■ WORK REQUIRED:
Working from the data below, reproduce exactly the lines starting at the one that holds "Convert this chart to matplotlib code." and ending at the one that holds "from matplotlib.patches import Patch, Polygon". Pictures are excluded.

■ RECORDS SUPPLIED:
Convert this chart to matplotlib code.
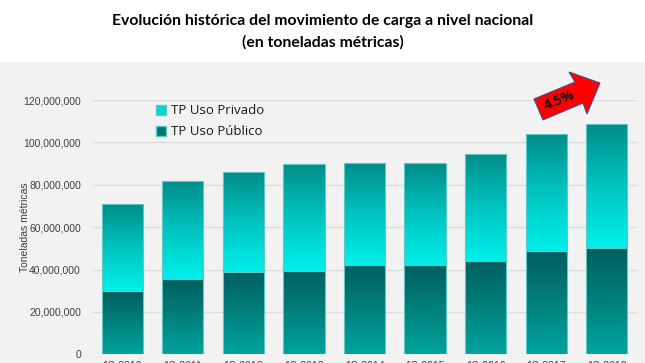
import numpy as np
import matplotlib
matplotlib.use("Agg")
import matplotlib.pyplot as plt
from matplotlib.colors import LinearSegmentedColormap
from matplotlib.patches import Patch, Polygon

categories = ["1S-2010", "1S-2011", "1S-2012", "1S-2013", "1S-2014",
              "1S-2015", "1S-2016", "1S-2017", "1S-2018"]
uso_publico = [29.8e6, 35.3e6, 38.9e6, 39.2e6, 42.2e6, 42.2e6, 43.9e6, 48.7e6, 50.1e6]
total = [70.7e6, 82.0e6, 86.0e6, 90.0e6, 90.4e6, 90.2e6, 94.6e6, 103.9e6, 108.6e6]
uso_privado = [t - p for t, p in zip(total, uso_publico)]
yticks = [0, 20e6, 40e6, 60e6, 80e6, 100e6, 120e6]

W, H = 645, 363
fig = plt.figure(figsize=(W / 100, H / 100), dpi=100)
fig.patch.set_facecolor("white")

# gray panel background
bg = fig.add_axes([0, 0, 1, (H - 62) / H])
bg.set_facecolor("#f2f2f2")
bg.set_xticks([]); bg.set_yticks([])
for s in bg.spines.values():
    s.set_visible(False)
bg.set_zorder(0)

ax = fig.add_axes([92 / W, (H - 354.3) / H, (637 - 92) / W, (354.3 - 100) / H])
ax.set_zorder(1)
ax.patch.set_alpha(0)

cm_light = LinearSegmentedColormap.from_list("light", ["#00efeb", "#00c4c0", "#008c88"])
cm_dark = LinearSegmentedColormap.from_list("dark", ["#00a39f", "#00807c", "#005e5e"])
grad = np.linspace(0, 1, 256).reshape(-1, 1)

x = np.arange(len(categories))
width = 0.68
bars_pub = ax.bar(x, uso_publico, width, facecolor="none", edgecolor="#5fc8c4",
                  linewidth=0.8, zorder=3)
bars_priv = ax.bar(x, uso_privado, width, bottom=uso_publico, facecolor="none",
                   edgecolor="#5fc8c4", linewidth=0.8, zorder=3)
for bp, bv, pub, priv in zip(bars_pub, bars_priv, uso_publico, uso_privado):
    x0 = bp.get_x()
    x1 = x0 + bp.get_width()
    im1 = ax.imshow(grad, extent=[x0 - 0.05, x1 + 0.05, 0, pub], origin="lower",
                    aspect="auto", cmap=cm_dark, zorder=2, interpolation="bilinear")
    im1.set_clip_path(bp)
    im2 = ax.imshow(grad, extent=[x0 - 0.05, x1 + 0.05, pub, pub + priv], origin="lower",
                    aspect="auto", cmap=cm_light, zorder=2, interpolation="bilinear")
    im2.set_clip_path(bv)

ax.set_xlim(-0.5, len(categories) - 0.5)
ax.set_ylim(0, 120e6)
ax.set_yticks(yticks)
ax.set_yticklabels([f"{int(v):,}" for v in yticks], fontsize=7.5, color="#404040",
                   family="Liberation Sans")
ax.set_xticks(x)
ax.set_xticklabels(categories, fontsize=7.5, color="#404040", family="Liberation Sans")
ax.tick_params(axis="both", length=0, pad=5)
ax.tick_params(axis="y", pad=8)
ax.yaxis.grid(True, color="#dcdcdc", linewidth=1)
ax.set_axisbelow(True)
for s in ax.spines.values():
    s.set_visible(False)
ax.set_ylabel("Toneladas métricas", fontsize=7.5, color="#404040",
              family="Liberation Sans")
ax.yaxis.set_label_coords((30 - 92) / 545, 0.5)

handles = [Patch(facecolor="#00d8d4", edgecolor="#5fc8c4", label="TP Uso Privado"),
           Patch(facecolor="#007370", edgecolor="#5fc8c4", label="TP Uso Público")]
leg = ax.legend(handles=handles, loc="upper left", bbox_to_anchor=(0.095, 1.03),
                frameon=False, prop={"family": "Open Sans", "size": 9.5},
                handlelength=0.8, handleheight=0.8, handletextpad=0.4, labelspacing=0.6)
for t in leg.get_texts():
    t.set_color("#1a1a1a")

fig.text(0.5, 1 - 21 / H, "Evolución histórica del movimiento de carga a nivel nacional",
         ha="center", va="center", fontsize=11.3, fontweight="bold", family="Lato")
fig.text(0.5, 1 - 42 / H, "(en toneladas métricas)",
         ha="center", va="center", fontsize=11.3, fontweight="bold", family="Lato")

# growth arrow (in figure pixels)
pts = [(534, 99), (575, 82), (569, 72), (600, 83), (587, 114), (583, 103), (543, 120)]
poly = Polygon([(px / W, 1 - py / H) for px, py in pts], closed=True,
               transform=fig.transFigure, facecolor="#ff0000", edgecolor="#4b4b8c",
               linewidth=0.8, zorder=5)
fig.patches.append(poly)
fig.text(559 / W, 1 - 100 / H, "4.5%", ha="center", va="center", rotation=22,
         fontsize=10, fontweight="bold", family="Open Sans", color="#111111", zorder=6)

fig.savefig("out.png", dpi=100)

...

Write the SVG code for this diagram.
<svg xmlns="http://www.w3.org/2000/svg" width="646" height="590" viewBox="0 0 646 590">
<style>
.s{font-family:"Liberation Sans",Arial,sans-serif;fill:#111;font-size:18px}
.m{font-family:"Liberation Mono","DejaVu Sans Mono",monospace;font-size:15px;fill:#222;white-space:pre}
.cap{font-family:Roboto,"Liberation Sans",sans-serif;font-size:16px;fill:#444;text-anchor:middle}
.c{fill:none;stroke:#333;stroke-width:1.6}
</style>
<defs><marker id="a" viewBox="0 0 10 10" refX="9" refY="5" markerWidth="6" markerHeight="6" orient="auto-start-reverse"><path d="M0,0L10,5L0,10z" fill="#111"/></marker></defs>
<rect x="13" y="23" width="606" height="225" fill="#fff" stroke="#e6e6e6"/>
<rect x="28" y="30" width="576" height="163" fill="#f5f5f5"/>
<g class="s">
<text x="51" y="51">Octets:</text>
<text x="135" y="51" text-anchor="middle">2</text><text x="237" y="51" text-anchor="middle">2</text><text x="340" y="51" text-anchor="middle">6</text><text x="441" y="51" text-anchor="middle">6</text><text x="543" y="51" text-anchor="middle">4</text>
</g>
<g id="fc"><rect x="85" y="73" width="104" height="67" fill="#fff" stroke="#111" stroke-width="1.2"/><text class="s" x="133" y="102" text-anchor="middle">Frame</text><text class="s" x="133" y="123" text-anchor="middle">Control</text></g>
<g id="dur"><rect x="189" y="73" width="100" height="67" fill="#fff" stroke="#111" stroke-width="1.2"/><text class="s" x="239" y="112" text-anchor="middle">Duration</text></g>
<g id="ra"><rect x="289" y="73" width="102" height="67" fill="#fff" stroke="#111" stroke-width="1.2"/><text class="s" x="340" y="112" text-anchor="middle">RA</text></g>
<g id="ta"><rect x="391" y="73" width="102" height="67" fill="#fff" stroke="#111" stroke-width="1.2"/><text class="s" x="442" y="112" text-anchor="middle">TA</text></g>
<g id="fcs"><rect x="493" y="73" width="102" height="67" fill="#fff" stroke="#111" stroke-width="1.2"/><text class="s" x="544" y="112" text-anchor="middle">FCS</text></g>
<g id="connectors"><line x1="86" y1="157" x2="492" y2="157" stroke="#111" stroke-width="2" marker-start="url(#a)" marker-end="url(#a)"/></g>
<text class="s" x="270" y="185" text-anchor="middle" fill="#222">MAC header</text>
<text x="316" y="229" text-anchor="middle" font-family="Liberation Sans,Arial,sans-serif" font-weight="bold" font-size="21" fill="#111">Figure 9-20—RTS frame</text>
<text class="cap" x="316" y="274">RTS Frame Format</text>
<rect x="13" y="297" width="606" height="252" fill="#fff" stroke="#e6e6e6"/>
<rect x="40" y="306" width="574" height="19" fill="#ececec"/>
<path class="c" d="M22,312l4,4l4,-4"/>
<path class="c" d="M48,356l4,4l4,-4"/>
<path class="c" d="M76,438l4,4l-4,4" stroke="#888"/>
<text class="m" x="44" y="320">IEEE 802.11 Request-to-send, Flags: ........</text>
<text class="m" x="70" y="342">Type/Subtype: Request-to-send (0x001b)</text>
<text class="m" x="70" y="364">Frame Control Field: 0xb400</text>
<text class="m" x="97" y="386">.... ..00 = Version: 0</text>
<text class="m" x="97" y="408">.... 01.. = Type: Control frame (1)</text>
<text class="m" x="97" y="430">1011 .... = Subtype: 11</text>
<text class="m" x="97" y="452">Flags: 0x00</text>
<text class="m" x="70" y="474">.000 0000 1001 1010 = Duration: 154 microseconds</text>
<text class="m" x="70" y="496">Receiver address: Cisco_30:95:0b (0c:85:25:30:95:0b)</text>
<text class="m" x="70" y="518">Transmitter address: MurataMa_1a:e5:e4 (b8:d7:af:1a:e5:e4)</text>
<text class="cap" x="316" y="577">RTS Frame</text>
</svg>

--

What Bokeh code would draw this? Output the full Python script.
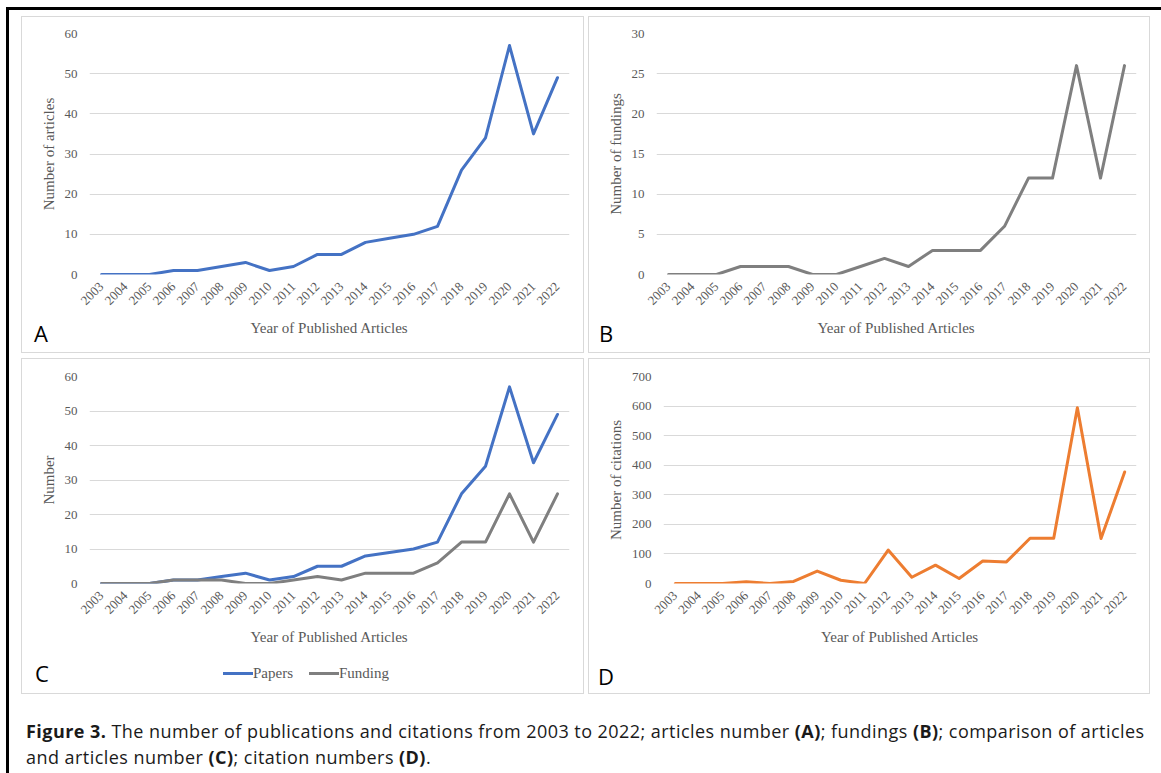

■ EXPECTED ANSWER:
Convert this chart to matplotlib code.
import numpy as np
import matplotlib
matplotlib.use("Agg")
import matplotlib.pyplot as plt
from matplotlib.colors import LinearSegmentedColormap
from matplotlib.patches import Patch, Polygon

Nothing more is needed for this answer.